Losing a set of original negotiable bills creates a serious problem. The carrier cannot release the cargo without an original, because doing so risks delivering to someone who doesn’t actually own the goods — and leaves the carrier exposed if the real holder of the original shows up later with a valid claim.
Most carriers require the consignee to provide a bank guarantee or letter of indemnity before releasing cargo against lost originals. The guarantee amount varies by carrier but commonly runs between 150 and 200 percent of the commercial invoice value, held for a term of several years. Some carriers also require a sworn affidavit explaining the loss and a copy of the commercial invoice. The process can take days or weeks, and the cargo sits at the terminal accumulating storage charges the entire time. This is one of the strongest practical arguments for using telex or express release whenever the transaction structure allows it.
Paper bills of lading have been the standard for centuries, but electronic bills (eBLs) are gaining legal ground. The revised Article 7 of the Uniform Commercial Code, now adopted by most U.S. states, recognizes electronic documents of title as functionally equivalent to paper ones.
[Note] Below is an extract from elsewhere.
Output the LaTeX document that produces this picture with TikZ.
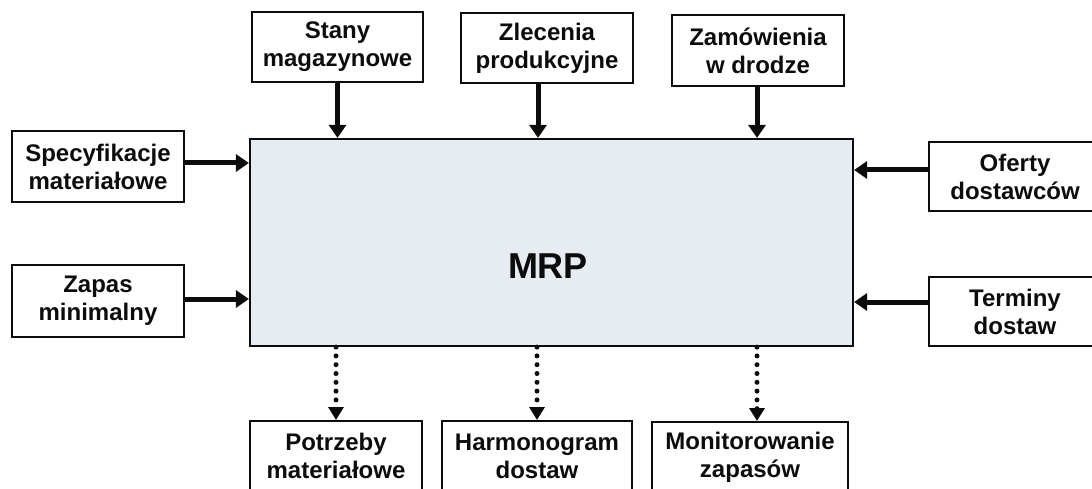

Internationally, the UNCITRAL Model Law on Electronic Transferable Records provides a framework that countries including the U.S., the UK, and Singapore have used to update their domestic laws.
On the technical side, the Digital Container Shipping Association (DCSA) has built an interoperability framework so that eBLs issued on one platform can be transferred and accepted on another. The framework includes standardized APIs for platform-to-platform transfers, a legal agreement governing relationships between solution providers, and a control tracking registry that logs which platform holds each eBL at any given moment.
Adoption is still in its early stages. Most shippers and carriers continue to rely on paper, partly because not all banks and customs authorities in every country accept electronic originals, and partly because the industry’s trust in paper is deeply entrenched. But for companies that ship frequently between jurisdictions that recognize eBLs, the advantages are real: faster document transfer, elimination of courier costs, and no risk of losing originals in transit.